David Lowther in his Dec. 21 letter entitled “Just another Conservative hypocrisy” seems more intent than most on attacking Mr. Sawchuk. Mr. Lowther would be well advised to heed his mother’s advice: “If you can’t say something good say nothing.” Certainly, he does not suffer from a lack of vicious ad hominem name calling and invective against either Mr. Sawchuk or any one else who holds a political opinion other than his own. In his Dec. 21 letter, and in many others, he has made clear his vitriolic hatred of conservatives, traditional beliefs and opinions other than his own. We get it. Now might be a good time to construct better arguments with less name calling.
As far as his comments on Mr. Sawchuk’s defence of NDP figures is concerned, Mr. Sawchuk has the right to wax eloquently on any political figure or party he wishes to, in any manner he wishes to, and to contradict himself if he wishes to.
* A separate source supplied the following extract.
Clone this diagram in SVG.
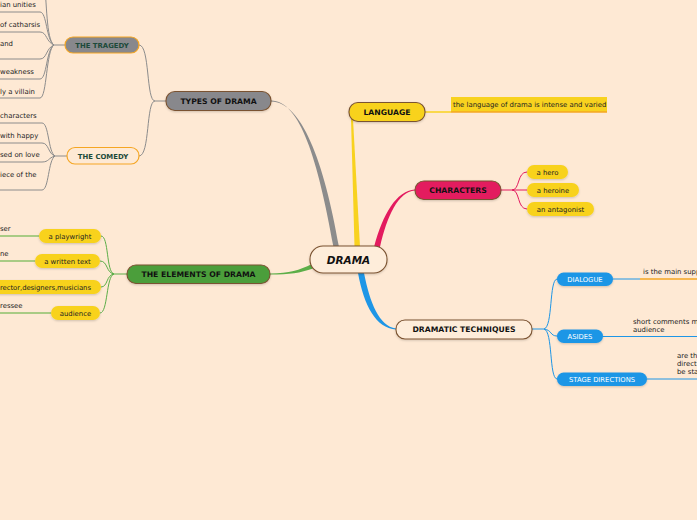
<svg xmlns="http://www.w3.org/2000/svg" width="697" height="520" viewBox="0 0 697 520">
<defs>
<filter id="sh" x="-20%" y="-40%" width="140%" height="180%">
<feDropShadow dx="0" dy="1" stdDeviation="1" flood-color="#000" flood-opacity="0.18"/>
</filter>
<style>
text{font-family:"DejaVu Sans","Verdana",sans-serif;}
.main{font-size:7.7px;font-weight:bold;fill:#111;text-anchor:middle;}
.sub{font-size:6.9px;font-weight:bold;fill:#1d4a3a;text-anchor:middle;}
.pill{font-size:6.9px;fill:#222;text-anchor:middle;}
.bpill{font-size:6.8px;fill:#fff;text-anchor:middle;}
.t{font-size:6.9px;fill:#222;}
.brn{stroke:#7a5230;stroke-width:1.1;}
.yel{fill:#f8d21f;}
.blu{fill:#1e96e6;}
.gl{fill:none;stroke:#8c8c8c;stroke-width:1;}
.gr{fill:none;stroke:#5cae48;stroke-width:1;}
.lg{fill:none;stroke:#8dc06a;stroke-width:1.3;}
.cr{fill:none;stroke:#e31b5f;stroke-width:1;}
.bl{fill:none;stroke:#1e96e6;stroke-width:1;}
</style>
</defs>
<rect width="697" height="520" fill="#fee9d4"/>

<g id="connectors">
<path d="M271,100.5 C300,100.5 318,160 333.5,247 L339,247 C324,160 301,101.5 271,101.5 Z" fill="#8c8c8c"/>
<path d="M351,119 L353,119 L360,247 L354.5,247 Z" fill="#f8d21f"/>
<path d="M415,189.5 C396,191 383,214 374,247 L380,247 C387,216 398,192 415,190.5 Z" fill="#e31b5f"/>
<path d="M358,273 C364,306 376,328 396,329.5 L396,328.5 C379,326 370,303 364,273 Z" fill="#1e96e6"/>
<path d="M270,273.5 C290,273.5 299,270 312,264 L313,268.5 C300,273 290,274.5 270,274.5 Z" fill="#5cae48"/>
<path d="M425,112 H451" fill="none" stroke="#f8d21f" stroke-width="1.5"/>

<path class="gl" d="M166,101 H155 C146,101 150,45 139,45"/>
<path class="gl" d="M155,101 C146,101 150,156 139,156"/>
<path class="gl" d="M65,45 H54"/>
<path class="gl" d="M44,-20 C47,0 46,40 54,45"/>
<path class="gl" d="M0,12 H40 C47,12 46,40 54,45"/>
<path class="gl" d="M0,32 H40 C47,32 46,42 54,45"/>
<path class="gl" d="M0,59 H40 C47,59 46,48 54,45"/>
<path class="gl" d="M0,79 H40 C47,79 46,50 54,45"/>
<path class="gl" d="M0,98 H40 C47,98 46,50 54,45"/>
<path class="gl" d="M67,156 H55"/>
<path class="gl" d="M0,123 H42 C49,123 48,152 55,156"/>
<path class="gl" d="M0,143 H42 C49,143 48,154 55,156"/>
<path class="gl" d="M0,162 H42 C49,162 48,158 55,156"/>
<path class="gl" d="M0,190 H42 C49,190 48,160 55,156"/>
<path class="gr" d="M127,274 H114"/>
<path class="gr" d="M101,236 C109,236 106,272 114,274"/>
<path class="gr" d="M100,261 C108,261 106,273 114,274"/>
<path class="gr" d="M101,287 C108,287 106,275 114,274"/>
<path class="gr" d="M100,313 C108,313 106,276 114,274"/>
<path class="lg" d="M0,236 H39"/>
<path class="lg" d="M0,261 H35"/>
<path class="lg" d="M0,313 H51"/>
<path class="cr" d="M501,190 H512"/>
<path class="cr" d="M512,190 C520,190 517,172 527,172"/>
<path class="cr" d="M512,190 H527"/>
<path class="cr" d="M512,190 C520,190 517,209 527,209"/>
<path class="bl" d="M532,329 H544"/>
<path class="bl" d="M544,329 C553,327 549,280 557,279"/>
<path class="bl" d="M544,329 C552,330 550,336 557,336"/>
<path class="bl" d="M544,329 C553,331 549,378 557,379"/>
<path class="bl" d="M613,279 H640"/>
<path d="M640,279 H697" fill="none" stroke="#f5a623" stroke-width="1.3"/>
<path class="bl" d="M603,336.5 H697"/>
<path class="bl" d="M647,379 H697"/>
</g>

<g id="drama">
<rect x="310" y="246" width="77" height="27" rx="13" fill="#feedda" class="brn" filter="url(#sh)"/>
<text x="348.5" y="263.8" style="font-size:10.5px;font-weight:bold;font-style:italic;fill:#111;text-anchor:middle">DRAMA</text>
</g>

<g id="types-of-drama">
<rect x="166" y="91.5" width="105" height="19" rx="9" fill="#88888c" class="brn" filter="url(#sh)"/>
<text class="main" x="218.5" y="103.8">TYPES OF DRAMA</text>
</g>

<g id="the-tragedy">
<rect x="65" y="37" width="74" height="16" rx="8" fill="#88888c" stroke="#f5a623" stroke-width="1.2"/>
<text class="sub" x="102" y="47.5">THE TRAGEDY</text>
</g>
<g id="tragedy-items">
<text class="t" x="0" y="7">ian unities</text>
<text class="t" x="0" y="26.5">of catharsis</text>
<text class="t" x="0" y="45.5">and</text>
<text class="t" x="0" y="73.5">weakness</text>
<text class="t" x="0" y="93.5">ly a villain</text>
</g>

<g id="the-comedy">
<rect x="67" y="147.5" width="72" height="16.5" rx="8" fill="#fee9d4" stroke="#f5a623" stroke-width="1.2"/>
<text class="sub" x="103" y="158.5">THE COMEDY</text>
</g>
<g id="comedy-items">
<text class="t" x="0" y="117.5">characters</text>
<text class="t" x="0" y="137.5">with happy</text>
<text class="t" x="0" y="156.5">sed on love</text>
<text class="t" x="0" y="176.5">iece of the</text>
</g>

<g id="language">
<rect x="349" y="102.5" width="76" height="19" rx="9" class="yel brn" filter="url(#sh)"/>
<text class="main" x="387" y="114.8">LANGUAGE</text>
</g>
<g id="language-note">
<rect x="451" y="97" width="156" height="15" class="yel"/>
<path d="M451,112 H607" stroke="#f5a623" stroke-width="1.5" fill="none"/>
<text class="t" x="453" y="106.5">the language of drama is intense and varied</text>
</g>

<g id="characters">
<rect x="415" y="181" width="86" height="18.5" rx="9" fill="#e31b5f" class="brn" filter="url(#sh)"/>
<text class="main" x="458" y="193">CHARACTERS</text>
</g>
<g id="a-hero"><rect x="527" y="165" width="41" height="14" rx="7" class="yel" filter="url(#sh)"/><text class="pill" x="547.5" y="174.5">a hero</text></g>
<g id="a-heroine"><rect x="527" y="183" width="52" height="14" rx="7" class="yel" filter="url(#sh)"/><text class="pill" x="553" y="192.5">a heroine</text></g>
<g id="an-antagonist"><rect x="527" y="202" width="67" height="14" rx="7" class="yel" filter="url(#sh)"/><text class="pill" x="560.5" y="211.5">an antagonist</text></g>

<g id="dramatic-techniques">
<rect x="396" y="320" width="136" height="19" rx="9" fill="#feedda" class="brn" filter="url(#sh)"/>
<text class="main" x="464" y="332.3">DRAMATIC TECHNIQUES</text>
</g>
<g id="dialogue"><rect x="557" y="272.5" width="56" height="13.5" rx="6.7" class="blu" filter="url(#sh)"/><text class="bpill" x="585" y="281.8">DIALOGUE</text></g>
<g id="asides"><rect x="557" y="329.5" width="46" height="13.5" rx="6.7" class="blu" filter="url(#sh)"/><text class="bpill" x="580" y="338.8">ASIDES</text></g>
<g id="stage-directions"><rect x="557" y="372.5" width="90" height="13.5" rx="6.7" class="blu" filter="url(#sh)"/><text class="bpill" x="602" y="381.8">STAGE DIRECTIONS</text></g>
<g id="technique-notes">
<text class="t" x="643" y="274">is the main supp</text>
<text class="t" x="633" y="323.5">short comments m</text>
<text class="t" x="633" y="331.5">audience</text>
<text class="t" x="677" y="357.5">are th</text>
<text class="t" x="677" y="365.5">direct</text>
<text class="t" x="677" y="374">be sta</text>
</g>

<g id="the-elements-of-drama">
<rect x="127" y="265" width="143" height="18.5" rx="9" fill="#4c9e3a" class="brn" filter="url(#sh)"/>
<text class="main" x="198.5" y="277">THE ELEMENTS OF DRAMA</text>
</g>
<g id="a-playwright"><rect x="39" y="229" width="62" height="14" rx="7" class="yel" filter="url(#sh)"/><text class="pill" x="70" y="238.5">a playwright</text></g>
<g id="a-written-text"><rect x="35" y="254" width="65" height="14" rx="7" class="yel" filter="url(#sh)"/><text class="pill" x="67.5" y="263.5">a written text</text></g>
<g id="staff"><rect x="-40" y="280" width="141" height="14" rx="7" class="yel" filter="url(#sh)"/><text class="t" x="91" y="289.5" style="text-anchor:end" textLength="91" lengthAdjust="spacing">rector,designers,musicians</text></g>
<g id="audience"><rect x="51" y="306" width="49" height="14" rx="7" class="yel" filter="url(#sh)"/><text class="pill" x="75.5" y="315.5">audience</text></g>
<g id="element-notes">
<text class="t" x="0" y="230.5">ser</text>
<text class="t" x="0" y="256">ne</text>
<text class="t" x="0" y="308">ressee</text>
</g>
</svg>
That’s his democratic right in a society that purportedly believes in free expression, one of our guaranteed Charter rights, by the way.
Although Dara Quast begins her recent letter entitled “The real effects of raising the minimum wage” by insulting Mr. Sawchuk, calling him a “minimum wage ranter” she at least has the tact in paragraph five to state that she doesn’t wish to be “over critical.” That was probably the best part of the letter. She has her right to speak on the benefits of a legislated minimum wage and he has his right to speak against it. It is what democracy is all about.
I am sure both Lowther and Quast are confident that they can counter Mr. Sawchuk, and if so they should stick to cogent arguments rather than insults. Lowther has failed in this regard. At least Quast tried. In the end it is the editorial staff of the Citizen who decide which letters end up in the print or e-edition of their paper. They have the final say, and have thus far been fair enough to present both points of view on many issues. Let’s hope they don’t succumb to the mob asking to have Mr. Sawchuk shut up.